#### SOURCE DATA ####

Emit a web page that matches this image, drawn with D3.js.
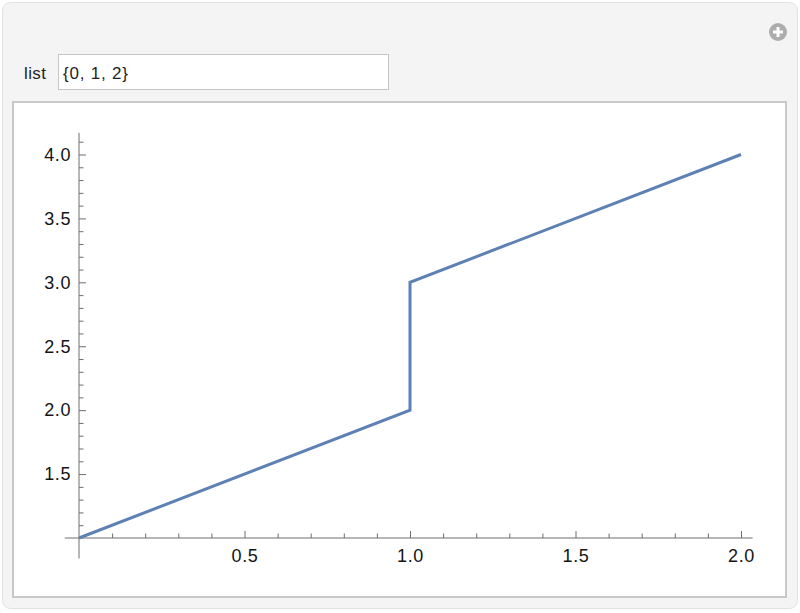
<!DOCTYPE html>
<html>
<head>
<meta charset="utf-8">
<script src="https://cdn.jsdelivr.net/npm/d3@7"></script>
<style>
  body { margin: 0; background: #ffffff; }
  svg { display: block; font-family: Helvetica, "Liberation Sans", Arial, sans-serif; }
  .tick text { font-size: 18px; fill: #141414; letter-spacing: 0.6px; }
</style>
</head>
<body>
<svg id="chart" width="800" height="613"></svg>
<script>
// --- Data ---
const controlLabel = 'list';
const controlValue = '{0, 1, 2}';
const xValues = [0, 1, 1, 2];
const yValues = [1, 2, 3, 4];
const xDomain = [0, 2];
const yDomain = [1, 4];
const xAxisExtent = [-0.043, 2.035];
const yAxisExtent = [0.84, 4.17];
const xMajorTicks = [0.5, 1.0, 1.5, 2.0];
const xMinorTicks = [0.1, 0.2, 0.3, 0.4, 0.6, 0.7, 0.8, 0.9, 1.1, 1.2, 1.3, 1.4, 1.6, 1.7, 1.8, 1.9];
const yMajorTicks = [1.5, 2.0, 2.5, 3.0, 3.5, 4.0];
const yMinorTicks = [1.1, 1.2, 1.3, 1.4, 1.6, 1.7, 1.8, 1.9, 2.1, 2.2, 2.3, 2.4, 2.6, 2.7, 2.8, 2.9,
                     3.1, 3.2, 3.3, 3.4, 3.6, 3.7, 3.8, 3.9, 4.1];

const LINE_COLOR = '#5e81b5';
const AXIS_COLOR = '#6e6e6e';

const svg = d3.select('#chart');

// --- Panel chrome ---
svg.append('rect')
    .attr('x', 2.5).attr('y', 2.5).attr('width', 795).attr('height', 606)
    .attr('rx', 8).attr('fill', '#f4f4f4').attr('stroke', '#e2e2e2');

// plus button
const plus = svg.append('g').attr('transform', 'translate(778,32)');
plus.append('circle').attr('r', 9).attr('fill', '#adadad');
plus.append('rect').attr('x', -5).attr('y', -1.5).attr('width', 10).attr('height', 3).attr('fill', '#fff');
plus.append('rect').attr('x', -1.5).attr('y', -5).attr('width', 3).attr('height', 10).attr('fill', '#fff');

// control row
svg.append('text').attr('x', 24).attr('y', 79)
    .style('font-size', '17px').style('fill', '#1e1e1e').style('letter-spacing', '0.4px').text(controlLabel);
svg.append('rect')
    .attr('x', 58.5).attr('y', 54.5).attr('width', 330).attr('height', 35)
    .attr('fill', '#fff').attr('stroke', '#c4c4c4');
svg.append('text').attr('x', 63).attr('y', 78.5)
    .style('font-size', '17px').style('fill', '#1e1e1e').style('letter-spacing', '0.8px').text(controlValue);

// plot panel
svg.append('rect')
    .attr('x', 13).attr('y', 102).attr('width', 773).attr('height', 495)
    .attr('fill', '#fff').attr('stroke', '#c8c8c8').attr('stroke-width', 2);

// --- Scales ---
const x = d3.scaleLinear().domain(xDomain).range([79, 741]);
const y = d3.scaleLinear().domain(yDomain).range([538, 154.5]);

const origin = { x: x(xDomain[0]), y: y(yDomain[0]) };

// --- Axes ---
function styleAxis(g) {
    g.select('.domain').remove();
    g.selectAll('.tick line').attr('stroke', AXIS_COLOR);
}

svg.append('g').attr('transform', `translate(0,${origin.y})`)
    .call(d3.axisBottom(x).tickValues(xMinorTicks).tickSize(-4.5).tickFormat(''))
    .call(styleAxis);
svg.append('g').attr('transform', `translate(0,${origin.y})`)
    .call(d3.axisBottom(x).tickValues(xMajorTicks).tickSize(-7).tickPadding(11).tickFormat(d3.format('.1f')))
    .call(styleAxis);

svg.append('g').attr('transform', `translate(${origin.x},0)`)
    .call(d3.axisLeft(y).tickValues(yMinorTicks).tickSize(-4.5).tickFormat(''))
    .call(styleAxis);
svg.append('g').attr('transform', `translate(${origin.x},0)`)
    .call(d3.axisLeft(y).tickValues(yMajorTicks).tickSize(-7).tickPadding(8).tickFormat(d3.format('.1f')))
    .call(styleAxis);

svg.selectAll('.tick text').attr('fill', '#141414');

// axis lines
svg.append('line')
    .attr('x1', x(xAxisExtent[0])).attr('x2', x(xAxisExtent[1]))
    .attr('y1', origin.y).attr('y2', origin.y)
    .attr('stroke', AXIS_COLOR).attr('stroke-width', 1);
svg.append('line')
    .attr('x1', origin.x).attr('x2', origin.x)
    .attr('y1', y(yAxisExtent[0])).attr('y2', y(yAxisExtent[1]))
    .attr('stroke', AXIS_COLOR).attr('stroke-width', 1);

// --- Line ---
const points = xValues.map((v, i) => [v, yValues[i]]);
svg.append('path')
    .datum(points)
    .attr('d', d3.line().x(d => x(d[0])).y(d => y(d[1])))
    .attr('fill', 'none')
    .attr('stroke', LINE_COLOR)
    .attr('stroke-width', 3)
    .attr('stroke-linejoin', 'miter');
</script>
</body>
</html>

####

_EXERCISE REQUIREMENTS_. Transcribe the preceding listing in its entirety and with exact wording, leaving out pictures.

_THE OUTPUT_.
Emit a web page that matches this image, drawn with D3.js.
<!DOCTYPE html>
<html>
<head>
<meta charset="utf-8">
<script src="https://cdn.jsdelivr.net/npm/d3@7"></script>
<style>
  body { margin: 0; background: #ffffff; }
  svg { display: block; font-family: Helvetica, "Liberation Sans", Arial, sans-serif; }
  .tick text { font-size: 18px; fill: #141414; letter-spacing: 0.6px; }
</style>
</head>
<body>
<svg id="chart" width="800" height="613"></svg>
<script>
// --- Data ---
const controlLabel = 'list';
const controlValue = '{0, 1, 2}';
const xValues = [0, 1, 1, 2];
const yValues = [1, 2, 3, 4];
const xDomain = [0, 2];
const yDomain = [1, 4];
const xAxisExtent = [-0.043, 2.035];
const yAxisExtent = [0.84, 4.17];
const xMajorTicks = [0.5, 1.0, 1.5, 2.0];
const xMinorTicks = [0.1, 0.2, 0.3, 0.4, 0.6, 0.7, 0.8, 0.9, 1.1, 1.2, 1.3, 1.4, 1.6, 1.7, 1.8, 1.9];
const yMajorTicks = [1.5, 2.0, 2.5, 3.0, 3.5, 4.0];
const yMinorTicks = [1.1, 1.2, 1.3, 1.4, 1.6, 1.7, 1.8, 1.9, 2.1, 2.2, 2.3, 2.4, 2.6, 2.7, 2.8, 2.9,
                     3.1, 3.2, 3.3, 3.4, 3.6, 3.7, 3.8, 3.9, 4.1];

const LINE_COLOR = '#5e81b5';
const AXIS_COLOR = '#6e6e6e';

const svg = d3.select('#chart');

// --- Panel chrome ---
svg.append('rect')
    .attr('x', 2.5).attr('y', 2.5).attr('width', 795).attr('height', 606)
    .attr('rx', 8).attr('fill', '#f4f4f4').attr('stroke', '#e2e2e2');

// plus button
const plus = svg.append('g').attr('transform', 'translate(778,32)');
plus.append('circle').attr('r', 9).attr('fill', '#adadad');
plus.append('rect').attr('x', -5).attr('y', -1.5).attr('width', 10).attr('height', 3).attr('fill', '#fff');
plus.append('rect').attr('x', -1.5).attr('y', -5).attr('width', 3).attr('height', 10).attr('fill', '#fff');

// control row
svg.append('text').attr('x', 24).attr('y', 79)
    .style('font-size', '17px').style('fill', '#1e1e1e').style('letter-spacing', '0.4px').text(controlLabel);
svg.append('rect')
    .attr('x', 58.5).attr('y', 54.5).attr('width', 330).attr('height', 35)
    .attr('fill', '#fff').attr('stroke', '#c4c4c4');
svg.append('text').attr('x', 63).attr('y', 78.5)
    .style('font-size', '17px').style('fill', '#1e1e1e').style('letter-spacing', '0.8px').text(controlValue);

// plot panel
svg.append('rect')
    .attr('x', 13).attr('y', 102).attr('width', 773).attr('height', 495)
    .attr('fill', '#fff').attr('stroke', '#c8c8c8').attr('stroke-width', 2);

// --- Scales ---
const x = d3.scaleLinear().domain(xDomain).range([79, 741]);
const y = d3.scaleLinear().domain(yDomain).range([538, 154.5]);

const origin = { x: x(xDomain[0]), y: y(yDomain[0]) };

// --- Axes ---
function styleAxis(g) {
    g.select('.domain').remove();
    g.selectAll('.tick line').attr('stroke', AXIS_COLOR);
}

svg.append('g').attr('transform', `translate(0,${origin.y})`)
    .call(d3.axisBottom(x).tickValues(xMinorTicks).tickSize(-4.5).tickFormat(''))
    .call(styleAxis);
svg.append('g').attr('transform', `translate(0,${origin.y})`)
    .call(d3.axisBottom(x).tickValues(xMajorTicks).tickSize(-7).tickPadding(11).tickFormat(d3.format('.1f')))
    .call(styleAxis);

svg.append('g').attr('transform', `translate(${origin.x},0)`)
    .call(d3.axisLeft(y).tickValues(yMinorTicks).tickSize(-4.5).tickFormat(''))
    .call(styleAxis);
svg.append('g').attr('transform', `translate(${origin.x},0)`)
    .call(d3.axisLeft(y).tickValues(yMajorTicks).tickSize(-7).tickPadding(8).tickFormat(d3.format('.1f')))
    .call(styleAxis);

svg.selectAll('.tick text').attr('fill', '#141414');

// axis lines
svg.append('line')
    .attr('x1', x(xAxisExtent[0])).attr('x2', x(xAxisExtent[1]))
    .attr('y1', origin.y).attr('y2', origin.y)
    .attr('stroke', AXIS_COLOR).attr('stroke-width', 1);
svg.append('line')
    .attr('x1', origin.x).attr('x2', origin.x)
    .attr('y1', y(yAxisExtent[0])).attr('y2', y(yAxisExtent[1]))
    .attr('stroke', AXIS_COLOR).attr('stroke-width', 1);

// --- Line ---
const points = xValues.map((v, i) => [v, yValues[i]]);
svg.append('path')
    .datum(points)
    .attr('d', d3.line().x(d => x(d[0])).y(d => y(d[1])))
    .attr('fill', 'none')
    .attr('stroke', LINE_COLOR)
    .attr('stroke-width', 3)
    .attr('stroke-linejoin', 'miter');
</script>
</body>
</html>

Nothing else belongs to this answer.